Does this ray fall inside this angle? I'm writing a routine to judge if an angle $\varphi$ in a plane lies in the smaller of the two angles formed by two other rays at angles $\varphi_1$ and $\varphi_2$. The angles aren't bounded in $\left[0,2\pi\right)$.
The usual convention is followed: the $0$ angle lies on the positive half of $x$ axis, and increasing angle goes counter-clockwise. In the diagram $\varphi$ lies in the convex angle while $\varphi'$ doesn't.
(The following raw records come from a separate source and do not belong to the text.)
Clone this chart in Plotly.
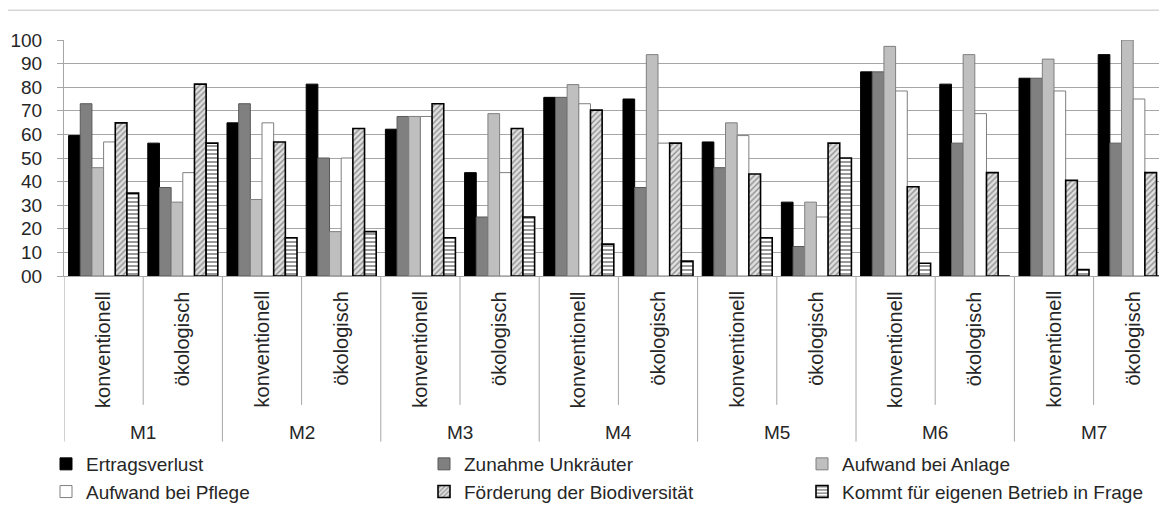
import plotly.graph_objects as go

# Mähvarianten und Bewirtschaftung
groups = ['M1', 'M2', 'M3', 'M4', 'M5', 'M6', 'M7']
systems = ['konventionell', 'ökologisch']

# Anteile in % (je Kategorie: M1 konv, M1 öko, M2 konv, ...)
ertragsverlust = [59.5, 56.3, 64.9, 81.3, 62.2, 43.8, 75.7, 75.0, 56.8, 31.3, 86.5, 81.3, 83.8, 93.8]
unkraeuter = [73.0, 37.5, 73.0, 50.0, 67.6, 25.0, 75.7, 37.5, 45.9, 12.5, 86.5, 56.3, 83.8, 56.3]
anlage = [45.9, 31.3, 32.4, 18.8, 67.6, 68.8, 81.1, 93.8, 64.9, 31.3, 97.3, 93.8, 91.9, 100.0]
pflege = [56.8, 43.8, 64.9, 50.0, 67.6, 43.8, 73.0, 56.3, 59.5, 25.0, 78.4, 68.8, 78.4, 75.0]
biodiversitaet = [64.9, 81.3, 56.8, 62.5, 73.0, 62.5, 70.3, 56.3, 43.2, 56.3, 37.8, 43.8, 40.5, 43.8]
betrieb = [35.1, 56.3, 16.2, 18.8, 16.2, 25.0, 13.5, 6.3, 16.2, 50.0, 5.4, 0.0, 2.7, 0.0]

ytick_vals = [0, 10, 20, 30, 40, 50, 60, 70, 80, 90, 100]
ytick_text = ['00', '10', '20', '30', '40', '50', '60', '70', '80', '90', '100']

categories = [g + ' ' + s for g in groups for s in systems]

# die Seite hat 8px Rand, daher alles um 8px verschieben;
# Figur etwas breiter als das Fenster (Original ist rechts beschnitten)
OFF = 8
W, H = 1190, 511 - OFF
ML, MT = 64 - OFF, 40 - OFF
PLOT_BOTTOM = 278 - OFF
PW = W - ML
PH = PLOT_BOTTOM - MT
CAT_PX = 79.2
GRID = '#a6a6a6'
TXT = '#262626'
FONT = 'Liberation Sans, Arial, sans-serif'


def py(px):
    # Pixel-y (Bildkoordinaten) in Paper-Koordinaten
    return (PLOT_BOTTOM - (px - OFF)) / PH


def px_x(px):
    return (px - OFF - ML) / PW


series = [
    ('Ertragsverlust', ertragsverlust, dict(color='#000000', line=dict(color='#000000', width=1))),
    ('Zunahme Unkräuter', unkraeuter, dict(color='#808080', line=dict(color='#595959', width=1))),
    ('Aufwand bei Anlage', anlage, dict(color='#bfbfbf', line=dict(color='#7f7f7f', width=1))),
    ('Aufwand bei Pflege', pflege, dict(color='#ffffff', line=dict(color='#7f7f7f', width=1))),
    ('Förderung der Biodiversität', biodiversitaet,
     dict(color='#d0d0d0', line=dict(color='#000000', width=1.6),
          pattern=dict(shape='/', fgcolor='#3a3a3a', bgcolor='#e0e0e0', size=4, solidity=0.35))),
    ('Kommt für eigenen Betrieb in Frage', betrieb,
     dict(color='#ffffff', line=dict(color='#000000', width=1.6),
          pattern=dict(shape='-', fgcolor='#000000', bgcolor='#ffffff', size=4, solidity=0.4))),
]

fig = go.Figure()
for name, vals, marker in series:
    fig.add_trace(go.Bar(x=categories, y=vals, name=name, marker=marker))

shapes = []
annotations = []
# Trennlinien unter der Achse
for i in range(len(categories) + 1):
    outer = (i % 2 == 0)
    shapes.append(dict(type='line', xref='x', yref='paper', x0=i - 0.5, x1=i - 0.5,
                       y0=0, y1=py(445 if outer else 408), line=dict(color=GRID, width=1)))
for i, c in enumerate(categories):
    annotations.append(dict(x=i, xref='x', y=py(291), yref='paper', text=c.split(' ')[1],
                            textangle=-90, showarrow=False, xanchor='center', yanchor='top',
                            font=dict(size=20, color=TXT, family=FONT)))
for j, g in enumerate(groups):
    annotations.append(dict(x=2 * j + 0.5, xref='x', y=py(436), yref='paper', text=g,
                            showarrow=False, xanchor='center', yanchor='middle',
                            font=dict(size=19, color=TXT, family=FONT)))
# äußerer Diagrammrahmen
shapes.append(dict(type='rect', xref='paper', yref='paper', x0=px_x(7), x1=1.2,
                   y0=py(540), y1=py(10), line=dict(color='#d6d6d6', width=1.5)))

fig.update_layout(
    width=W, height=H,
    margin=dict(l=ML, r=0, t=MT, b=H - PLOT_BOTTOM, pad=0),
    paper_bgcolor='white', plot_bgcolor='white',
    font=dict(family=FONT, size=19, color=TXT),
    barmode='group', bargap=0.116, bargroupgap=0,
    shapes=shapes, annotations=annotations,
    legend=dict(orientation='h', x=px_x(46), xanchor='left', y=py(449), yanchor='top',
                entrywidth=333, entrywidthmode='pixels', traceorder='normal',
                font=dict(size=19, color=TXT, family=FONT), bgcolor='rgba(0,0,0,0)'),
    xaxis=dict(range=[-0.5, -0.5 + PW / CAT_PX], showticklabels=False, ticks='',
               showline=True, linecolor=GRID, linewidth=1, showgrid=False, zeroline=False),
    yaxis=dict(range=[0, 100], tickvals=ytick_vals, ticktext=ytick_text,
               showline=True, linecolor=GRID, linewidth=1, ticks='outside', ticklen=6,
               tickcolor=GRID, showgrid=True, gridcolor=GRID, gridwidth=1, zeroline=False,
               ticklabelstandoff=11, tickfont=dict(size=19, color=TXT, family=FONT)),
)

fig.write_html("out.html")
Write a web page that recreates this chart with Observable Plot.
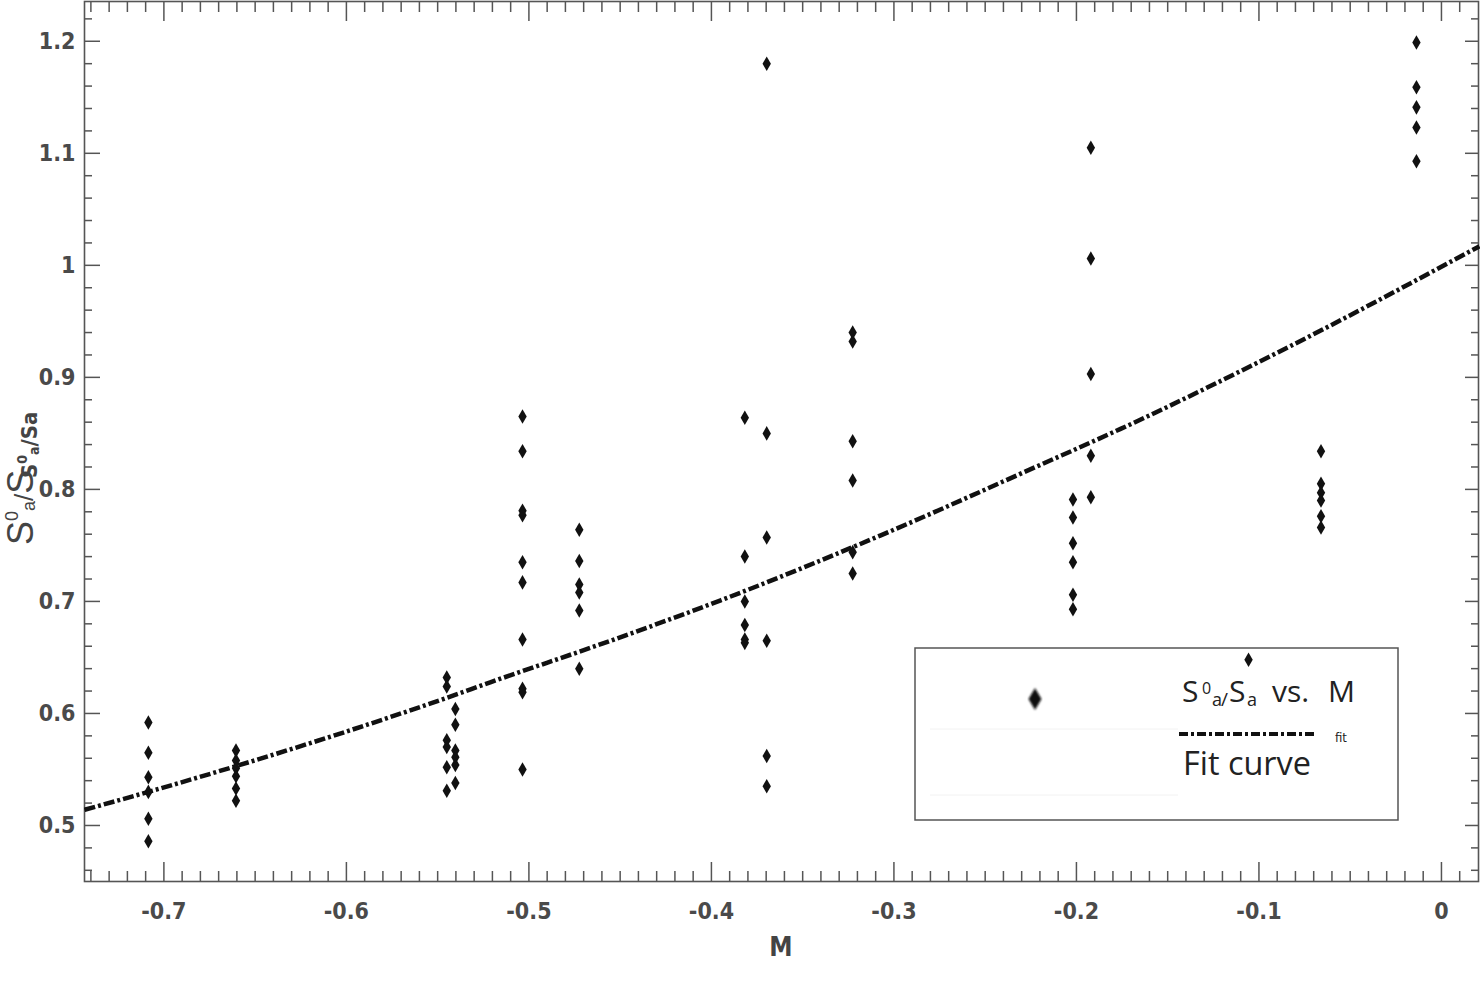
<!DOCTYPE html>
<html>
<head>
<meta charset="utf-8">
<script src="https://cdn.jsdelivr.net/npm/d3@7"></script>
<script src="https://cdn.jsdelivr.net/npm/@observablehq/plot@0.6"></script>
<style>
html, body { margin: 0; padding: 0; background: #fff; }
#chart { width: 1480px; height: 986px; }
</style>
</head>
<body>
<div id="chart"></div>
<script>
// ---- data ----
const mLevels = [-0.7085, -0.6605, -0.545, -0.5403, -0.5035, -0.4724, -0.3817, -0.3697, -0.3226, -0.2019, -0.1921, -0.1057, -0.066, -0.0137];
const ratioByLevel = [
  [0.592, 0.565, 0.543, 0.530, 0.506, 0.486],
  [0.567, 0.558, 0.551, 0.544, 0.533, 0.522],
  [0.632, 0.624, 0.576, 0.570, 0.552, 0.531],
  [0.604, 0.590, 0.567, 0.561, 0.554, 0.538],
  [0.865, 0.834, 0.781, 0.777, 0.735, 0.717, 0.666, 0.622, 0.619, 0.550],
  [0.764, 0.736, 0.715, 0.708, 0.692, 0.640],
  [0.864, 0.740, 0.700, 0.679, 0.666, 0.663],
  [1.180, 0.850, 0.757, 0.665, 0.562, 0.535],
  [0.940, 0.932, 0.843, 0.808, 0.744, 0.725],
  [0.791, 0.775, 0.752, 0.735, 0.706, 0.693],
  [1.105, 1.006, 0.903, 0.830, 0.793],
  [0.648],
  [0.834, 0.805, 0.797, 0.790, 0.776, 0.766],
  [1.199, 1.159, 1.141, 1.123, 1.093]
];
const fitM = [-0.7435, -0.7085, -0.6605, -0.545, -0.5208, -0.4551, -0.3949, -0.3072, -0.2196, -0.1758, -0.0827, 0.0208];
const fitRatio = [0.514, 0.530, 0.553, 0.614, 0.628, 0.665, 0.701, 0.759, 0.822, 0.854, 0.928, 1.017];

const xTicks = [-0.7, -0.6, -0.5, -0.4, -0.3, -0.2, -0.1, 0];
const xTickLabels = ["-0.7", "-0.6", "-0.5", "-0.4", "-0.3", "-0.2", "-0.1", "0"];
const yTicks = [0.5, 0.6, 0.7, 0.8, 0.9, 1.0, 1.1, 1.2];
const yTickLabels = ["0.5", "0.6", "0.7", "0.8", "0.9", "1", "1.1", "1.2"];
const xMinor = d3.range(-74, 2).filter(i => i % 10 !== 0).map(i => i / 100);
const yMinor = d3.range(23, 62).filter(i => i % 5 !== 0).map(i => i * 0.02);

// ---- tables ----
const points = mLevels.flatMap((m, i) => ratioByLevel[i].map(r => ({m, r})));
const fit = fitM.map((m, i) => ({m, r: fitRatio[i]}));

const axisCol = "#555";
const labelCol = "#4a4a4a";
const narrow = "'Liberation Sans Narrow', 'Arial Narrow', 'DejaVu Sans Condensed', 'Liberation Sans', sans-serif";
const fmt = (ticks, labels) => d => labels[ticks.findIndex(t => Math.abs(t - d) < 1e-9)];
const noText = () => "";

const plot = Plot.plot({
  width: 1480,
  height: 986,
  marginLeft: 84,
  marginRight: 2,
  marginTop: 1,
  marginBottom: 105,
  style: {fontFamily: narrow, fontSize: "23px", fontWeight: "bold", background: "#fff"},
  x: {domain: [-0.7435, 0.0203], label: null},
  y: {domain: [0.45, 1.2355], label: null},
  marks: [
    Plot.frame({stroke: axisCol, strokeWidth: 1.6}),
    // inward ticks, all four sides
    Plot.axisX(xTicks, {anchor: "bottom", tickSize: -19, tickFormat: noText, stroke: axisCol, strokeWidth: 1.5, label: null}),
    Plot.axisX(xMinor, {anchor: "bottom", tickSize: -10, tickFormat: noText, stroke: axisCol, strokeWidth: 1.5, label: null}),
    Plot.axisX(xTicks, {anchor: "top", tickSize: -19, tickFormat: noText, stroke: axisCol, strokeWidth: 1.5, label: null}),
    Plot.axisX(xMinor, {anchor: "top", tickSize: -10, tickFormat: noText, stroke: axisCol, strokeWidth: 1.5, label: null}),
    Plot.axisY(yTicks, {anchor: "left", tickSize: -16, tickFormat: noText, stroke: axisCol, strokeWidth: 1.5, label: null}),
    Plot.axisY(yMinor, {anchor: "left", tickSize: -8, tickFormat: noText, stroke: axisCol, strokeWidth: 1.5, label: null}),
    Plot.axisY(yTicks, {anchor: "right", tickSize: -14, tickFormat: noText, stroke: axisCol, strokeWidth: 1.5, label: null}),
    Plot.axisY(yMinor, {anchor: "right", tickSize: -8, tickFormat: noText, stroke: axisCol, strokeWidth: 1.5, label: null}),
    // tick labels
    Plot.axisX(xTicks, {anchor: "bottom", tickSize: 0, tickPadding: 21, tickFormat: fmt(xTicks, xTickLabels), fill: labelCol, fontSize: 23, fontWeight: "bold", label: null}),
    Plot.axisY(yTicks, {anchor: "left", tickSize: 0, tickPadding: 9, tickFormat: fmt(yTicks, yTickLabels), fill: labelCol, fontSize: 23, fontWeight: "bold", label: null}),
    // fit curve
    Plot.line(fit, {x: "m", y: "r", stroke: "#111", strokeWidth: 4.5, strokeDasharray: "11,3,3,3", strokeLinecap: "butt", curve: "monotone-x"}),
    // data
    Plot.dot(points, {x: "m", y: "r", symbol: "diamond", r: 4.4, fill: "#111", stroke: null})
  ]
});

document.getElementById("chart").appendChild(plot);

const svg = d3.select(plot);
svg.selectAll("g[aria-label='line'] path")
  .attr("stroke-dasharray", "11,3,3,3").attr("stroke-linecap", "butt");

// blur filters
const defs = svg.append("defs");
defs.append("filter").attr("id", "blur1").append("feGaussianBlur").attr("stdDeviation", 1.2);
defs.append("filter").attr("id", "blur2").append("feGaussianBlur").attr("stdDeviation", 0.9);

// axis titles
svg.append("text")
  .attr("x", 781).attr("y", 947)
  .attr("text-anchor", "middle").attr("dominant-baseline", "central")
  .attr("font-family", narrow).attr("font-weight", "bold").attr("font-size", 26)
  .attr("fill", "#444").text("M");

const yl = svg.append("text")
  .attr("transform", "translate(33,545) rotate(-90)")
  .attr("text-anchor", "start")
  .attr("font-family", "'Liberation Sans', Arial, sans-serif").attr("font-weight", "normal")
  .attr("font-size", 36).attr("fill", "#444");
yl.append("tspan").text("S");
yl.append("tspan").attr("font-size", 18).attr("dy", -15).text("0");
yl.append("tspan").attr("font-size", 18).attr("dy", 17).text("a");
yl.append("tspan").attr("font-size", 26).attr("dy", -2).text("/");
yl.append("tspan").attr("font-size", 36).text("S");

const yl2 = svg.append("text")
  .attr("transform", "translate(37,478) rotate(-90)")
  .attr("text-anchor", "start")
  .attr("font-family", narrow).attr("font-weight", "bold")
  .attr("font-size", 22).attr("fill", "#444");
yl2.append("tspan").text("S");
yl2.append("tspan").attr("font-size", 14).attr("dy", -10).text("0");
yl2.append("tspan").attr("font-size", 14).attr("dy", 12).text("a");
yl2.append("tspan").attr("font-size", 22).attr("dy", -2).text("/Sa");

// legend box (behind the data points)
const lg = svg.insert("g", "g[aria-label='dot']")
  .attr("font-weight", "normal").attr("text-anchor", "start");
lg.append("rect").attr("x", 915).attr("y", 648).attr("width", 483).attr("height", 172)
  .attr("fill", "#fff").attr("stroke", axisCol).attr("stroke-width", 1.5);
lg.append("line").attr("x1", 930).attr("x2", 1178).attr("y1", 729).attr("y2", 729).attr("stroke", "#f2f2f2");
lg.append("line").attr("x1", 930).attr("x2", 1178).attr("y1", 795).attr("y2", 795).attr("stroke", "#f2f2f2");
lg.append("path").attr("d", "M1035,688 L1041.5,699 L1035,710 L1028.5,699 Z")
  .attr("fill", "#111").attr("filter", "url(#blur1)");
lg.append("line").attr("x1", 1179).attr("x2", 1317).attr("y1", 734).attr("y2", 734)
  .attr("stroke", "#111").attr("stroke-width", 4).attr("stroke-dasharray", "9,3,3,3");
lg.append("line").attr("x1", 956).attr("x2", 1157).attr("y1", 766).attr("y2", 766)
  .attr("stroke", "#222").attr("stroke-width", 4.5).attr("stroke-dasharray", "10,3,3,3")
  .attr("filter", "url(#blur2)");
lg.append("text").attr("x", 1335).attr("y", 742)
  .attr("font-family", narrow).attr("font-size", 13).attr("fill", "#222").text("fit");

const lt = lg.append("text").attr("y", 702)
  .attr("font-family", "'Open Sans', 'Noto Sans', sans-serif").attr("font-size", 30).attr("fill", "#222");
lt.append("tspan").attr("x", 1182).text("S");
lt.append("tspan").attr("x", 1202).attr("y", 694).attr("font-size", 16).text("0");
lt.append("tspan").attr("x", 1212).attr("y", 706).attr("font-size", 18).text("a");
lt.append("tspan").attr("x", 1221).attr("y", 706).attr("font-size", 19).text("/");
lt.append("tspan").attr("x", 1229).attr("y", 702).attr("font-size", 30).text("S");
lt.append("tspan").attr("x", 1247).attr("y", 706).attr("font-size", 18).text("a");
lt.append("tspan").attr("x", 1272).attr("y", 702).attr("font-size", 30).text("vs.");
lt.append("tspan").attr("x", 1328).attr("y", 702).attr("font-size", 30).text("M");

lg.append("text").attr("x", 1183).attr("y", 775)
  .attr("font-family", "'Open Sans', 'Noto Sans', sans-serif").attr("font-size", 33)
  .attr("fill", "#222").attr("textLength", 128).attr("lengthAdjust", "spacingAndGlyphs")
  .text("Fit curve");
</script>
</body>
</html>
I'm thinking that since $\varphi$ is "between" $\varphi_1$ and $\varphi_2$, this relation has to hold
$$\sin(\varphi-\varphi_1)\sin(\varphi_2-\varphi)>0, \tag{1}$$
because the two sine values have the same sign. However, some angles in the concave side (the bigger angle) can also satisfy this by forming two obtuse angles, so (1) isn't good.
I would appreciate your ideas on a sound and simple mathematical method.
 A: Your data amount to the following: You are given two primary directions ${\bf w}_1:=(\cos\phi_1,\sin\phi_1)$ and ${\bf w}_2:=(\cos\phi_2,\sin\phi_2)$, whereby it is assumed that $\phi_1\ne\phi_2$ $(\pi)$, and an "arbitrary" direction ${\bf r}=(\cos\phi,\sin\phi)$. The direction ${\bf r}$ is called between ${\bf w}_1$ and ${\bf w}_2$ if $${\bf r}=\lambda_1 {\bf w}_1+\lambda_2{\bf w}_2\tag{1}$$ with $\lambda_1>0$ and $\lambda_2>0$. Solving $(1)$ for $\lambda_1$ and $\lambda_2$ gives
$$\lambda_1={\sin(\phi_2-\phi)\over\sin(\phi_2-\phi_1)},\qquad \lambda_2={\sin(\phi-\phi_1)\over\sin(\phi_2-\phi_1)}\ .$$
Therefore we obtain the following criterion: The direction ${\bf r}$ is  between ${\bf w}_1$ and ${\bf w}_2$ iff the three numbers
$$\sin(\phi_2-\phi), \quad \sin(\phi-\phi_1), \quad \sin(\phi_2-\phi_1)$$
all have the same sign.
If the ${\bf w}_i$ and ${\bf r}$ are given coordinatewise as
$${\bf w}_1=(u_1,v_1),\quad {\bf w}_2=(u_2,v_2),\quad {\bf r}=(x,y)$$
then the criterion is simple that the three determinants
$$v_2x-u_2y,\quad u_1y-v_1x,\quad u_1v_2-u_2v_1$$
should have the same sign.
A: We have three 2D vectors:
$$\begin{align}
\vec{u} &= (\cos \phi_1, \sin \phi_1) \\
\vec{v} &= (\cos \phi_2, \sin \phi_2) \\
\vec{p} &= (\cos \phi, \sin \phi) \end{align}$$
The 2D analog of cross product is zero if the vectors are parallel (or opposite), positive if the vectors are listed in counterclockwise order, and negative if the vectors are in clockwise order, with their angle always measured the short way round.
This means that if and only if the signs of
$$\begin{matrix}
\vec{u} \times \vec{v} &=& \cos\phi_1 \sin\phi_2 &-& \cos\phi_2 \sin\phi_1 &=& \sin(\phi_2 - \phi_1) \\
\vec{u} \times \vec{p} &=& \cos\phi_1 \sin\phi &-& \cos\phi \sin\phi_1 &=& \sin(\phi - \phi_1) \\
\vec{p} \times \vec{v} &=& \cos\phi \sin\phi_2 &-& \cos\phi_2 \sin\phi &=& \sin(\phi_2 - \phi)
\end{matrix}$$
are the same, then $\vec{p}$ is between $\vec{u}$ and $\vec{v}$, and correspondingly $\phi$ is between $\phi_1$ and $\phi_2$.